Saturday, September 8, 2007

Happy birthday Joey


Dec. 27, 2006


My baby boy turns one today. Not surprisingly, I’m feeling a little sentimental. People warned me that this first year would be hard. I expected to lose sleep and to lose patience. I expected dirty diapers and loads upon loads of laundry. I expected toys to fill my living room and cheerios to cover the floor. I expected doctor’s visits and baby Tylenol and saline drops and diaper wipes. I read all of the books and knew what to expect with a baby at home. But, I never expected to feel the way I feel today.

I never expected the incredible feeling of tiny arms wrapped around my neck and sweet warm kisses on my cheek. I never expected to feel pure joy when I heard a sweet voice utter “mama” and smile up at me. I never expected that I would be entertained for hours watching chubby knees run around the room and explore one thing after another. I never expected a toothy grin to make me laugh harder than I ever have before. I never expected to fall completely in love with my husband again as I watched him play Daddy. I never expected to love someone this much or this fiercely. I never expected that tiny baby that I held for the first time one year ago to change my heart and my life so completely.

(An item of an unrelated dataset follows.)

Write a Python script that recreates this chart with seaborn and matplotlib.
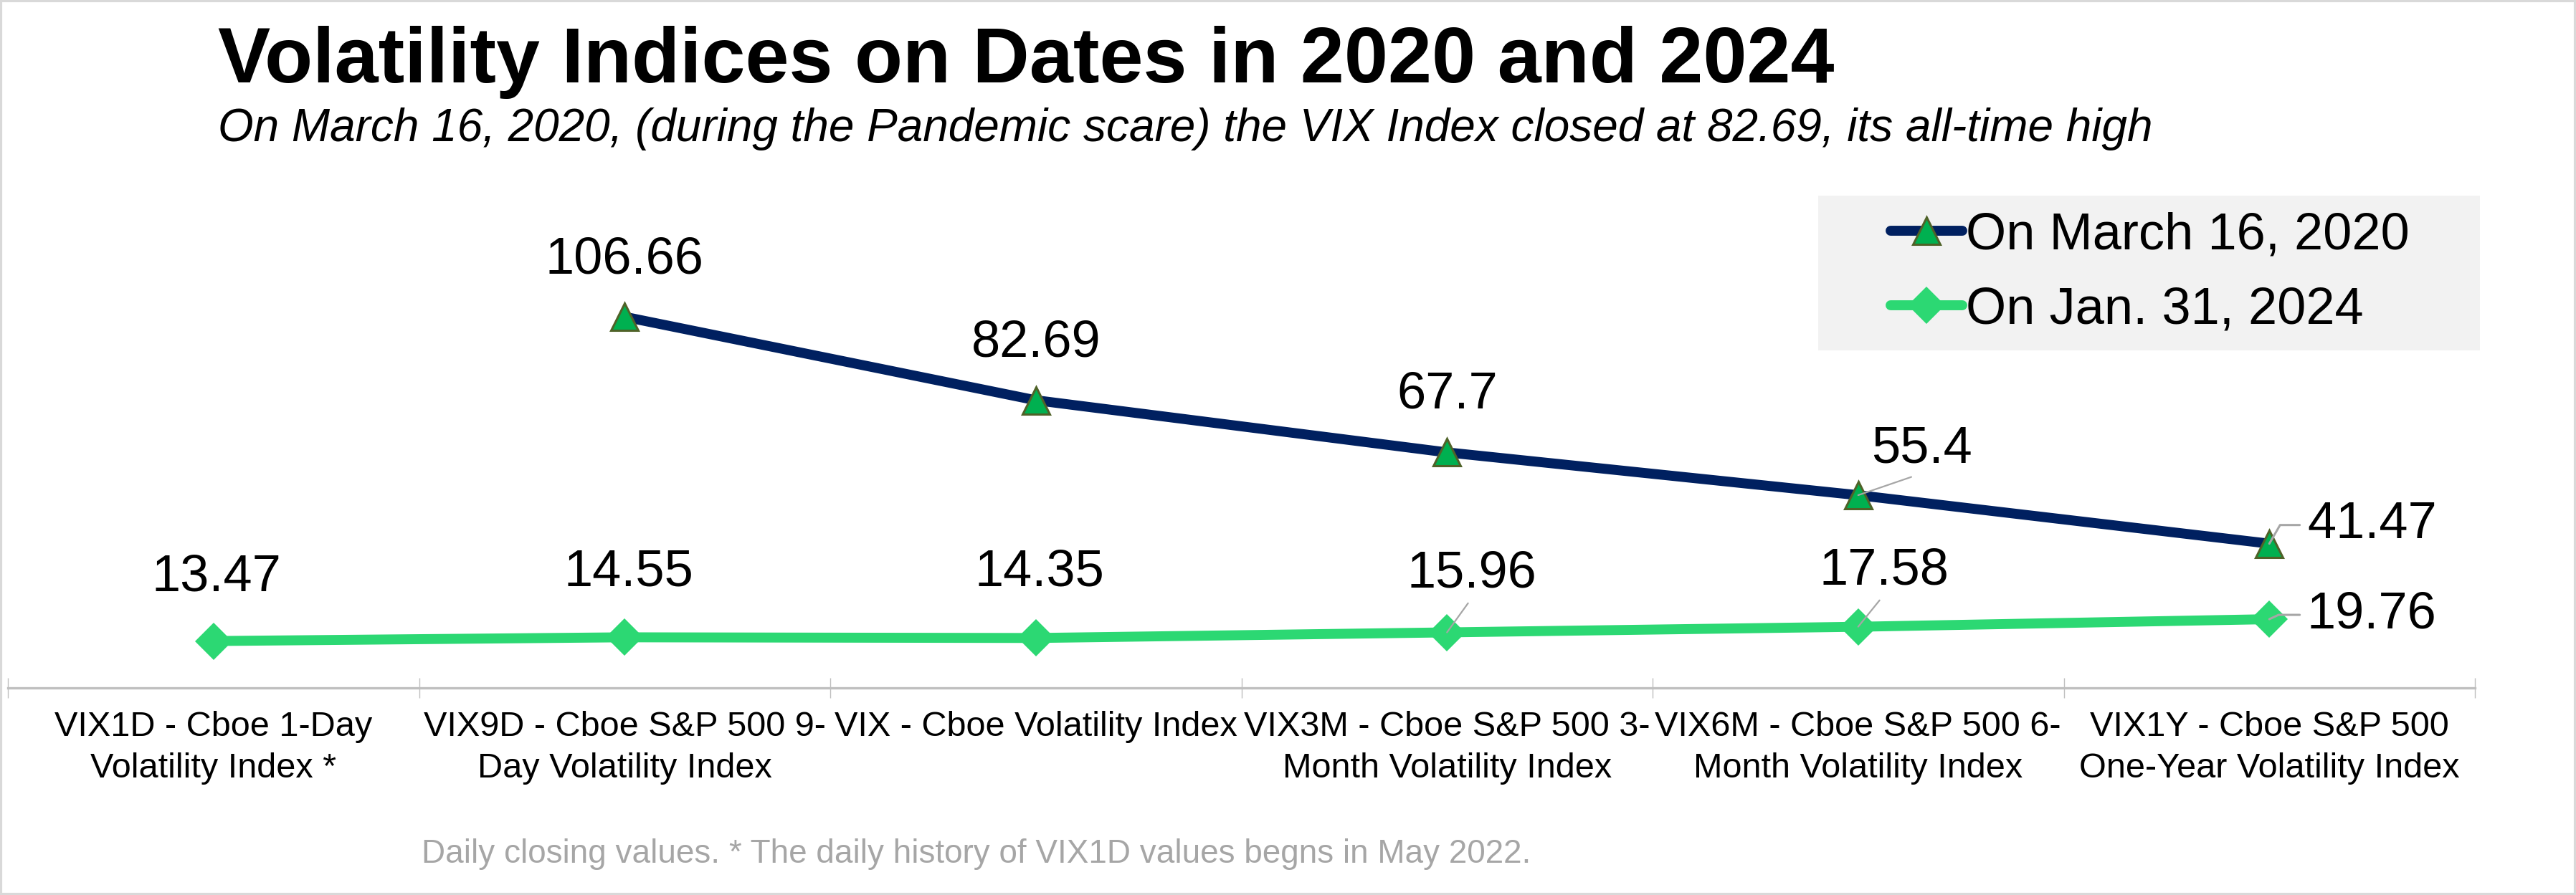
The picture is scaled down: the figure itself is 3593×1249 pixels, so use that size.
import numpy as np
import pandas as pd
import matplotlib
matplotlib.use("Agg")
import matplotlib.pyplot as plt
from matplotlib.patches import Rectangle
import seaborn as sns

# ------------------------------------------------------------------
# Data
# ------------------------------------------------------------------
categories = [
    "VIX1D - Cboe 1-Day\nVolatility Index *",
    "VIX9D - Cboe S&P 500 9-\nDay Volatility Index",
    "VIX - Cboe Volatility Index",
    "VIX3M - Cboe S&P 500 3-\nMonth Volatility Index",
    "VIX6M - Cboe S&P 500 6-\nMonth Volatility Index",
    "VIX1Y - Cboe S&P 500\nOne-Year Volatility Index",
]
vix_2020 = [np.nan, 106.66, 82.69, 67.7, 55.4, 41.47]
vix_2024 = [13.47, 14.55, 14.35, 15.96, 17.58, 19.76]
series_names = ["On March 16, 2020", "On Jan. 31, 2024"]

# label placement (pixel offsets from the point) and leader-line style
offs_2020 = [None, (0, 79), (0, 80), (0, 80), (89, 64), (143, 26)]
offs_2024 = [(4, 89), (6, 90), (5, 91), (35, 82), (36, 78), (143, 6)]
lead_2020 = [None, None, None, None, "up", 60]
lead_2024 = [None, None, None, "up", "up", 25]

df = pd.DataFrame({"pos": np.arange(len(categories)),
                   "y2020": vix_2020, "y2024": vix_2024})

# ------------------------------------------------------------------
# Style
# ------------------------------------------------------------------
sns.set_style("white")
plt.rcParams["font.family"] = ["Liberation Sans", "DejaVu Sans"]
plt.rcParams["text.color"] = "black"
plt.rcParams["xtick.color"] = "black"

W, H = 3593, 1249
fig = plt.figure(figsize=(W / 100, H / 100), dpi=100)
fig.patch.set_facecolor("white")

# grey legend box, drawn behind the (transparent) axes
fig.patches.append(Rectangle((2536 / W, (H - 489) / H), 923 / W, 216 / H,
                             transform=fig.transFigure, facecolor="#F2F2F2",
                             edgecolor="none", zorder=-1))

k = 4.855  # pixels per unit
ax = fig.add_axes([11 / W, (H - 960) / H, 3441 / W, 120 * k / H])
ax.patch.set_alpha(0)

navy = "#002060"
green = "#2CD873"

sns.lineplot(data=df, x="pos", y="y2020", ax=ax, color=navy, lw=10,
             marker="^", markersize=27, markerfacecolor="#00B050",
             markeredgecolor="#4F6228", markeredgewidth=2.2,
             solid_capstyle="round", label=series_names[0], errorbar=None)
sns.lineplot(data=df, x="pos", y="y2024", ax=ax, color=green, lw=10,
             marker="D", markersize=26.5, markerfacecolor=green,
             markeredgecolor=green, markeredgewidth=0,
             solid_capstyle="round", label=series_names[1], errorbar=None)

ax.set_xlim(-0.5, len(categories) - 0.5)
ax.set_ylim(0, 120)
ax.set_xlabel("")
ax.set_ylabel("")
ax.set_yticks([])
for s in ["left", "right", "top"]:
    ax.spines[s].set_visible(False)
ax.spines["bottom"].set_color("#BFBFBF")
ax.spines["bottom"].set_linewidth(2.4)

ax.set_xticks(np.arange(-0.5, len(categories), 1))
ax.set_xticklabels([])
ax.tick_params(axis="x", which="major", bottom=True, direction="inout",
               length=20, width=1.0, color="#BFBFBF")
ax.set_xticks(np.arange(len(categories)), categories, minor=True)
ax.tick_params(axis="x", which="minor", bottom=True, length=0, pad=23,
               labelsize=35, labelcolor="black")
plt.setp(ax.get_xticklabels(minor=True), linespacing=1.36)


def add_labels(values, offsets, leaders):
    for i, (v, off, lead) in enumerate(zip(values, offsets, leaders)):
        if np.isnan(v):
            continue
        txt = f"{v:g}"
        kw = dict(xy=(i, v), xytext=off, textcoords="offset pixels",
                  ha="center", va="center", fontsize=52, color="black",
                  annotation_clip=False)
        if lead == "up":
            kw["arrowprops"] = dict(arrowstyle="-", color="#A6A6A6", lw=1.6,
                                    shrinkA=4, shrinkB=0, relpos=(0.5, 0))
        elif lead is not None:
            kw["arrowprops"] = dict(arrowstyle="-", color="#A6A6A6", lw=2.2,
                                    shrinkA=5, shrinkB=0, relpos=(0, 0.5),
                                    connectionstyle=f"angle,angleA=0,angleB={lead},rad=0")
        ax.annotate(txt, **kw)


add_labels(vix_2020, offs_2020, lead_2020)
add_labels(vix_2024, offs_2024, lead_2024)

leg = ax.legend(loc="center left", bbox_to_anchor=(2637 / W, (H - 381) / H),
                bbox_transform=fig.transFigure, frameon=False, fontsize=52,
                borderpad=0, borderaxespad=0, handlelength=1.39,
                handletextpad=0.07, labelspacing=0.51, numpoints=1)

# titles and note
fig.text(304 / W, (H - 115) / H, "Volatility Indices on Dates in 2020 and 2024",
         fontsize=79, fontweight="bold", va="baseline", ha="left", color="black")
fig.text(304 / W, (H - 197) / H,
         "On March 16, 2020, (during the Pandemic scare) the VIX Index closed at 82.69, its all-time high",
         fontsize=46, fontstyle="italic", va="baseline", ha="left", color="black")
fig.text(588 / W, (H - 1204) / H,
         "Daily closing values. * The daily history of VIX1D values begns in May 2022.",
         fontsize=33, color="#A6A6A6", va="baseline", ha="left")

# outer border
fig.patches.append(Rectangle((0, 0), 1, 1, transform=fig.transFigure,
                             fill=False, edgecolor="#D9D9D9", lw=4.5))

fig.savefig("out.png", dpi=100)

So, today as my little boy pulled cake off of his high chair tray and smeared it all over his face, I felt happy and sad and joyful and sentimental all at once. I laughed as he tasted his first bite of frosting and grinned up at me in pure delight. I cried as he smashed bite after bite into his mouth, amazed that the little boy sitting in front of me was the same tiny baby that I brought home from the hospital just twelve months ago. I held on a little tighter as I pulled my little boy out of his high chair, covered in frosting, praying that I’ll remember to take the time to savor these moments when my baby is still young. I love you, Joey. Happy Birthday.